There was a time when I often felt a quiet rage when a photograph I wanted to make didn’t work out. It was either at myself or at the person (or people) I was trying to photograph. With the former, it could’ve been that I reacted too slowly, I wasn’t in the right position, or I hadn’t set my camera properly. With the latter, my subject didn’t what the photograph needed or they became aware of what I was doing. I can’t do anything about the first because I don’t set up scenes because that’s not what you do in street photography. With the second, it often felt as if they had transgressed, that their not wanting to be photographed was somehow an affront to me. It was a while before I realized that no one owes me a photograph.
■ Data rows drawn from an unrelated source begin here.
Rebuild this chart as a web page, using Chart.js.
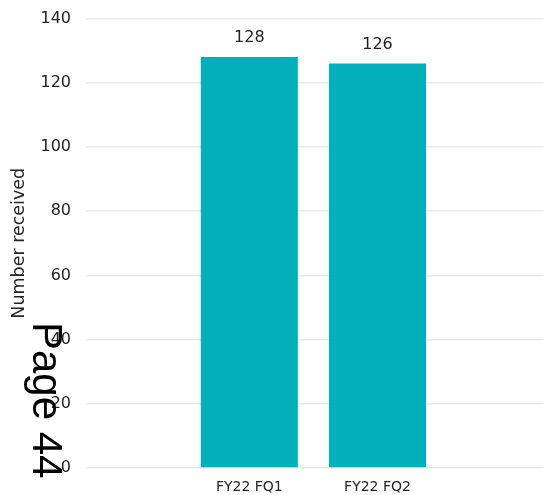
<!DOCTYPE html>
<html>
<head>
<meta charset="utf-8">
<script src="https://cdn.jsdelivr.net/npm/chart.js@4/dist/chart.umd.min.js"></script>
<style>
  html, body { margin: 0; padding: 0; background: #fff; }
  #wrap { width: 543px; height: 495px; position: relative; }
</style>
</head>
<body>
<div id="wrap"><canvas id="chart"></canvas></div>
<script>
// ==================== data ====================
const quarters = ["FY22 FQ1", "FY22 FQ2"];
const received = [128, 126];
const yTicks = [0, 20, 40, 60, 80, 100, 120, 140];

const BAR_COLOR = "#01b0bb";
const TEXT_COLOR = "#252423";
const GRID_COLOR = "#e9e9e9";

// value labels above the bars
const valueLabels = {
  id: "valueLabels",
  afterDatasetsDraw(chart) {
    const ctx = chart.ctx;
    const meta = chart.getDatasetMeta(0);
    ctx.save();
    ctx.font = "16px 'DejaVu Sans'";
    ctx.fillStyle = TEXT_COLOR;
    ctx.textAlign = "center";
    ctx.textBaseline = "middle";
    meta.data.forEach((bar, i) => {
      ctx.fillText(String(received[i]), bar.x, bar.y - 19);
    });
    ctx.restore();
  },
};

// the "Page 44" stamp that lies over the axis
const pageStamp = {
  id: "pageStamp",
  afterDraw(chart) {
    const ctx = chart.ctx;
    ctx.save();
    ctx.translate(33, 322);
    ctx.rotate(Math.PI / 2);
    ctx.font = "42px 'Liberation Sans'";
    ctx.fillStyle = "#000";
    ctx.textAlign = "left";
    ctx.textBaseline = "alphabetic";
    ctx.fillText("Page 44", 0, 0);
    ctx.restore();
  },
};

new Chart(document.getElementById("chart"), {
  type: "bar",
  data: {
    datasets: [{
      data: received.map((v, i) => ({ x: i + 1, y: v })),
      backgroundColor: BAR_COLOR,
      barPercentage: 0.757,
      categoryPercentage: 1,
    }],
  },
  options: {
    responsive: true,
    maintainAspectRatio: false,
    animation: false,
    layout: { padding: { top: 18.5, right: 0, bottom: 0, left: 0 } },
    plugins: {
      legend: { display: false },
      tooltip: { enabled: false },
    },
    scales: {
      x: {
        type: "linear",
        offset: false,
        min: -0.274,
        max: 3.291,
        grid: { display: false, drawTicks: false },
        border: { display: false },
        afterBuildTicks: (scale) => {
          scale.ticks = quarters.map((_, i) => ({ value: i + 1 }));
        },
        ticks: {
          padding: 11,
          color: TEXT_COLOR,
          font: { family: "DejaVu Sans", size: 14 },
          callback: (val) => quarters[val - 1] || "",
        },
        afterFit: (scale) => {
          scale.height = 27;
          scale.paddingLeft = 0;
          scale.paddingRight = 0;
        },
      },
      y: {
        min: 0,
        max: 140,
        afterBuildTicks: (scale) => {
          scale.ticks = yTicks.map((v) => ({ value: v }));
        },
        grid: { color: GRID_COLOR, lineWidth: 1.5, drawTicks: false },
        border: { display: false },
        ticks: {
          padding: 15,
          color: TEXT_COLOR,
          font: { family: "DejaVu Sans", size: 16 },
        },
        title: {
          display: true,
          text: "Number received",
          color: TEXT_COLOR,
          font: { family: "DejaVu Sans", size: 17.5 },
          padding: { top: 9, bottom: 0 },
        },
        afterFit: (scale) => {
          scale.width = 86;
          scale.paddingTop = 0;
          scale.paddingBottom = 0;
        },
      },
    },
  },
  plugins: [valueLabels, pageStamp],
});
</script>
</body>
</html>
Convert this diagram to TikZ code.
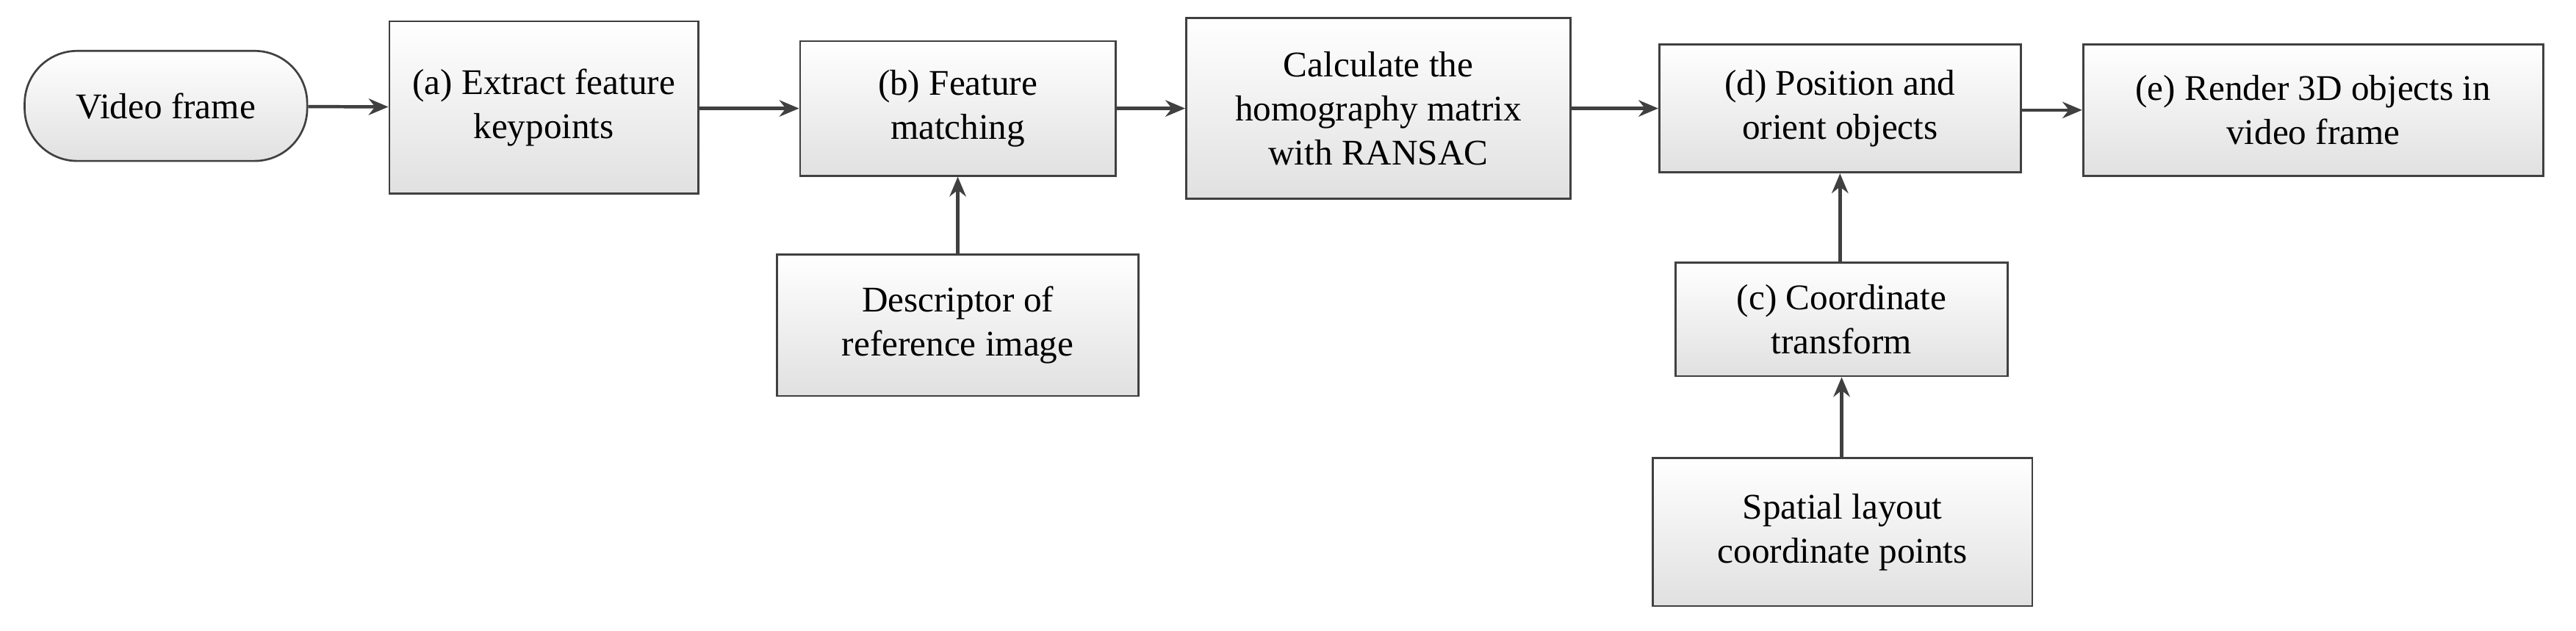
\documentclass[tikz,border=0pt]{standalone}
\usepackage{fontspec}
\setmainfont{Liberation Serif}
\usetikzlibrary{arrows.meta}
\begin{document}
\begin{tikzpicture}[x=0.5pt,y=-0.5pt,
  box/.style={draw=black!75,line width=0.6pt,top color=white,bottom color=black!12,align=center,
    font=\fontsize{11pt}{13.5pt}\selectfont,inner sep=0pt},
  arr/.style={draw=black!75,line width=1pt,-{Stealth[length=6pt,width=5pt]}}]
\useasboundingbox (0,0) rectangle (1568,384);
\node[box,rounded corners=16pt,minimum width=86pt,minimum height=33.5pt] (vf) at (101,64.5) {Video frame};
\node[box,minimum width=94pt,minimum height=52.5pt] (a) at (331,65.5) {(a) Extract feature\\keypoints};
\node[box,minimum width=96pt,minimum height=41pt] (b) at (583,66) {(b) Feature\\matching};
\node[box,minimum width=117pt,minimum height=55pt] (h) at (839,66) {Calculate the\\homography matrix\\with RANSAC};
\node[box,minimum width=110pt,minimum height=39pt] (d) at (1120,66) {(d) Position and\\orient objects};
\node[box,minimum width=140pt,minimum height=40pt] (e) at (1408,67) {(e) Render 3D objects in\\video frame};
\node[box,minimum width=110pt,minimum height=43pt] (r) at (583,198) {Descriptor of\\reference image};
\node[box,minimum width=101pt,minimum height=34.5pt] (c) at (1121,194.5) {(c) Coordinate\\transform};
\node[box,minimum width=115.5pt,minimum height=45pt] (s) at (1121.5,324) {Spatial layout\\coordinate points};
\draw[arr] (vf) -- (a);
\draw[arr] (a.east|-b) -- (b);
\draw[arr] (b) -- (h.west|-b);
\draw[arr] (h) -- (d);
\draw[arr] (d.east|-e) -- (e);
\draw[arr] (r) -- (b);
\draw[arr] (c.north-|d) -- (d.south);
\draw[arr] (s.north-|c) -- (c.south);
\end{tikzpicture}
\end{document}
Belligerence towards an unwilling subject in street photography is at the very least unwarranted and deeply disrespectful. It signifies a disconnect, a lack of empathy, which ultimately affects the image and the photographer. Frustration is a very real and natural thing to feel, but when a photograph goes untaken, it’s gone. Nothing can really be done about it, and when someone signals that they want no part of it, it’s best to let it go.
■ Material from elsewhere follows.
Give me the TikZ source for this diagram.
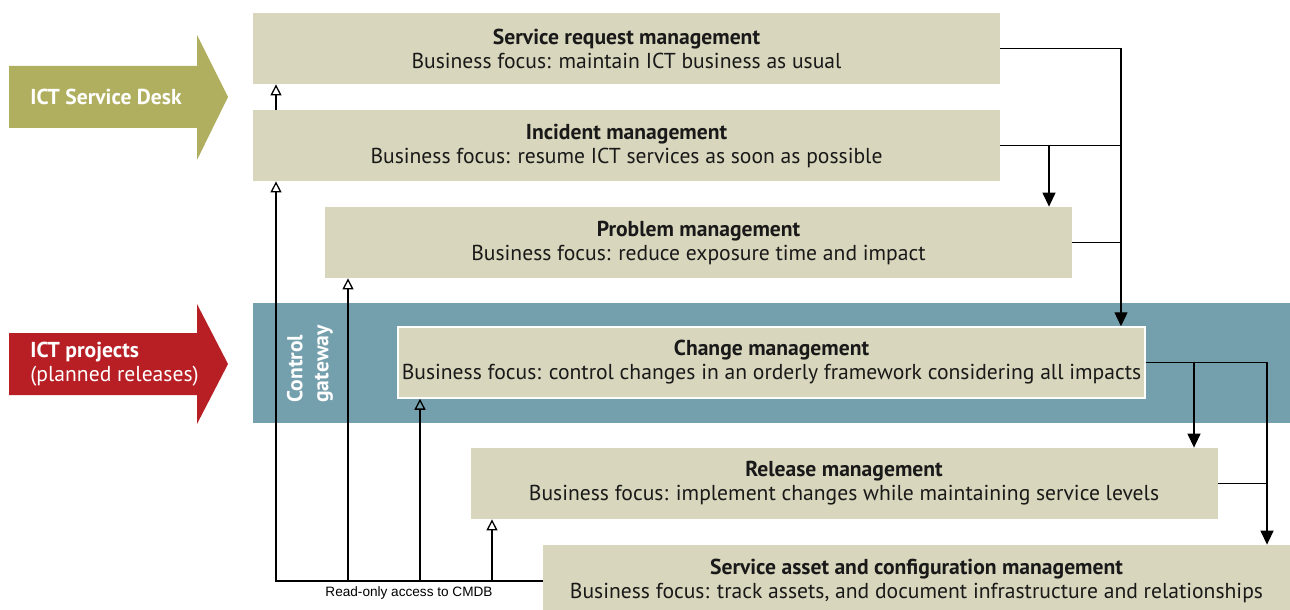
\documentclass[tikz,border=0pt]{standalone}
\usepackage{fontspec}
\setmainfont{PT Sans}
\newfontfamily\arialfont{Liberation Sans}
\usetikzlibrary{arrows.meta}
\definecolor{boxfill}{HTML}{D8D6BC}
\definecolor{gatecol}{HTML}{749FAD}
\definecolor{deskcol}{HTML}{B0AF60}
\definecolor{projcol}{HTML}{B81F25}
\tikzset{
  procbox/.style={fill=boxfill, minimum width=373.5pt, minimum height=35.5pt,
    inner sep=0pt, align=center, text=black!90, font=\fontsize{10.8}{12}\selectfont},
  arrowlabel/.style={anchor=west, align=left, text=white, inner sep=0pt,
    font=\fontsize{10.8}{12}\selectfont},
  gatelabel/.style={rotate=90, anchor=west, align=left, text=white, inner sep=0pt,
    font=\fontsize{10.8}{13}\selectfont\bfseries},
  link/.style={line width=0.65pt},
  flow/.style={line width=0.65pt, -{Triangle[length=7pt,width=6.5pt]}},
  readonly/.style={line width=0.65pt, -{Triangle[open,length=5.5pt,width=5.5pt]}},
}
\begin{document}
\begin{tikzpicture}[x=0.5pt,y=-0.5pt]
  \useasboundingbox (0,0) rectangle (1290,610);
  % big arrows on the left
  \fill[deskcol] (9,66) -- (197,66) -- (197,35) -- (228,97) -- (197,160) -- (197,128) -- (9,128) -- cycle;
  \node[arrowlabel, font=\fontsize{10.8}{12}\selectfont\bfseries] (desk) at (30,97) {ICT Service Desk};
  \fill[projcol] (9,333) -- (197,333) -- (197,304) -- (228,364) -- (197,424) -- (197,395) -- (9,395) -- cycle;
  \node[arrowlabel] (proj) at (30,364) {\textbf{ICT projects}\\(planned releases)};
  % control gateway band
  \fill[gatecol] (253,303) rectangle (1290,423);
  \node[gatelabel] (gate) at (310,403) {Control\\gateway};
  % processes
  \node[procbox] (srm) at (626.5,48.5) {\textbf{Service request management}\\Business focus: maintain ICT business as usual};
  \node[procbox] (inc) at (626.5,145.5) {\textbf{Incident management}\\Business focus: resume ICT services as soon as possible};
  \node[procbox] (prb) at (698.5,242.5) {\textbf{Problem management}\\Business focus: reduce exposure time and impact};
  \node[procbox, draw=white, line width=0.75pt] (chg) at (771.5,362.5) {\textbf{Change management}\\Business focus: control changes in an orderly framework considering all impacts};
  \node[procbox] (rel) at (844,483.5) {\textbf{Release management}\\Business focus: implement changes while maintaining service levels};
  \node[procbox] (sac) at (916.5,580.5) {\textbf{Service asset and configuration management}\\Business focus: track assets, and document infrastructure and relationships};
  % bus lines on the right
  \coordinate (busA) at (1121,0);
  \coordinate (busB) at (1267,0);
  \coordinate (brA) at (1049,0);
  \coordinate (brB) at (1194,0);
  \draw[flow] (srm.east) -| (busA |- chg.north);
  \draw[link] (inc.east) -- (busA |- inc.east);
  \draw[flow] (brA |- inc.east) -- (brA |- prb.north);
  \draw[link] (prb.east) -- (busA |- prb.east);
  \draw[flow] (chg.east) -| (busB |- sac.north);
  \draw[flow] (brB |- chg.east) -- (brB |- rel.north);
  \draw[link] (rel.east) -- (busB |- rel.east);
  % read-only access on the left
  \coordinate (cmdb) at (276,581);
  \coordinate (roB) at (348,581);
  \coordinate (roC) at (420,581);
  \coordinate (roD) at (492,581);
  \draw[readonly] (sac.west |- cmdb) -- (cmdb) -- (cmdb |- inc.south);
  \draw[readonly] (cmdb |- inc.north) -- (cmdb |- srm.south);
  \draw[readonly] (roB) -- (roB |- prb.south);
  \draw[readonly] (roC) -- (roC |- chg.south);
  \draw[readonly] (roD) -- (roD |- rel.south);
  \node[font=\arialfont\fontsize{6.8}{8}\selectfont, inner sep=0pt] (cmdbtext) at (409,593) {Read-only access to CMDB};
\end{tikzpicture}
\end{document}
Good photography is predicated on respect for your craft, for your peers, and most importantly for your subject. How you carry yourself and your camera on the street ultimately affects each image you try to make. If you’re aggressive with your camera, people will be inclined to defend themselves. Aggressiveness doesn’t necessarily mean exaggerated actions. It can be subtle. How you react to someone who objects will determine how the rest of the interaction goes.
It’s hard to take a belligerent, self-aggrandizing photographer seriously because they’re difficult to deal with and their images are often lacking. It then becomes hard to understand why they’re doing it at all when disrespect is a part of their discourse.
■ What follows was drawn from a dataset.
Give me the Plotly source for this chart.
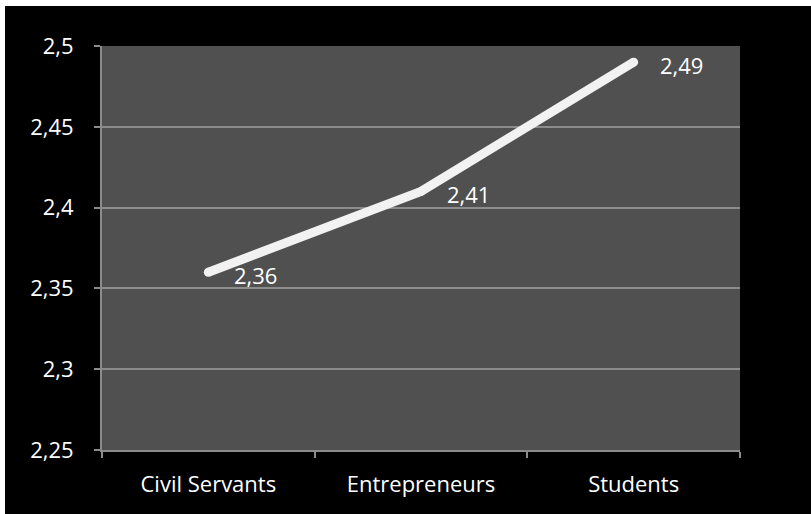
import plotly.graph_objects as go

categories = ["Civil Servants", "Entrepreneurs", "Students"]
values = [2.36, 2.41, 2.49]
value_labels = ["2,36", "2,41", "2,49"]
y_ticks = [2.25, 2.3, 2.35, 2.4, 2.45, 2.5]

W, H = 811, 514
ML, MR, MT, MB = 102, 71, 46, 64
pw, ph = W - ML - MR, H - MT - MB

line_col = "#f2f2f2"
grid_col = "#8c8c8c"
font_family = "'Open Sans', sans-serif"
fs = 22

fig = go.Figure()
fig.add_trace(go.Scatter(
    x=categories, y=values, mode="lines+markers",
    line=dict(color=line_col, width=9),
    marker=dict(color=line_col, size=9, line=dict(width=0)),
    hoverinfo="skip", showlegend=False,
))

annotations = []
for c, v, t in zip(categories, values, value_labels):
    annotations.append(dict(
        x=c, y=v, xref="x", yref="y", text=t, showarrow=False,
        xanchor="left", yanchor="middle", xshift=24, yshift=-3,
        font=dict(color="white", size=fs, family=font_family),
    ))

# thin white strips along the top and left edges of the picture
shapes = [
    dict(type="rect", xref="paper", yref="paper", layer="below",
         x0=-ML / pw - 0.05, x1=(W - ML) / pw + 0.05,
         y0=(ph + MT - 6) / ph, y1=(ph + MT) / ph + 0.05,
         fillcolor="white", line=dict(width=0)),
    dict(type="rect", xref="paper", yref="paper", layer="below",
         x0=-ML / pw - 0.05, x1=(5 - ML) / pw,
         y0=-MB / ph - 0.05, y1=(ph + MT) / ph + 0.05,
         fillcolor="white", line=dict(width=0)),
]

fig.update_layout(
    width=W, height=H,
    margin=dict(l=ML, r=MR, t=MT, b=MB, pad=0),
    paper_bgcolor="black",
    plot_bgcolor="#505050",
    separators=",.",
    font=dict(family=font_family, color="white", size=fs),
    annotations=annotations,
    shapes=shapes,
    showlegend=False,
)
fig.update_xaxes(
    type="category", range=[-0.5, 2.5],
    tickson="boundaries", ticks="outside", ticklen=6, tickwidth=1.5, tickcolor=grid_col,
    showline=True, linecolor=grid_col, linewidth=2,
    showgrid=False, zeroline=False,
    tickfont=dict(color="white", size=fs, family=font_family),
    ticklabelstandoff=14,
)
fig.update_yaxes(
    range=[2.25, 2.5], tickvals=y_ticks,
    ticks="outside", ticklen=6, tickwidth=1.5, tickcolor=grid_col,
    showline=True, linecolor=grid_col, linewidth=2,
    showgrid=True, gridcolor=grid_col, gridwidth=2,
    zeroline=False,
    tickfont=dict(color="white", size=fs, family=font_family),
    ticklabelstandoff=16,
)

fig.write_html("out.html")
It’s the photographer’s responsibility to set the mood, whether it’s in the studio or out on the street. Hostility begets hostility. Each person on the street, by virtue of her or his existence, is an unconscious participant in a photograph. It could be a tourist’s snapshot or a photographer’s image. More often than not, if you’re good and subtle enough, they’ll be a part of your photograph without knowing it and continue on. It’s important to feel, and occasionally express, gratitude for their participation because they make your images possible. Yes, you pressed the shutter, but they decided to go out that day.
Empathy, humility and gratitude go a long way. They’re the elements of good images with emotional resonance. I realize this all sounds rather didactic, but that’s not my intention. This is all gleaned from the photographers I’ve met in person and online, and those whose work I’ve seen but haven’t met. I’m writing this largely to contextualize what I’ve learned, and if you get something out of it, then that’s an added benefit.
Some of this, too, is inspired by Mary Ellen Mark, a renowned photographer who passed away a few days ago at the age of 75. Mark was prolific, having produced 18 books with another one in progress by the time she died, and the level of humanity in her work put her at a level above the rest. There’s a video below in which she talks about her work and the people she photographed. The respect she had for subjects is apparent in the fact that she could recall their identities many years after the fact.
While Mark wasn’t exclusively a street photographer, her approach has lessons for all of us, regardless of our genre. Yet, it resonates deeply for street photography where the dialogue is unspoken, and where the respect (hopefully) goes both ways.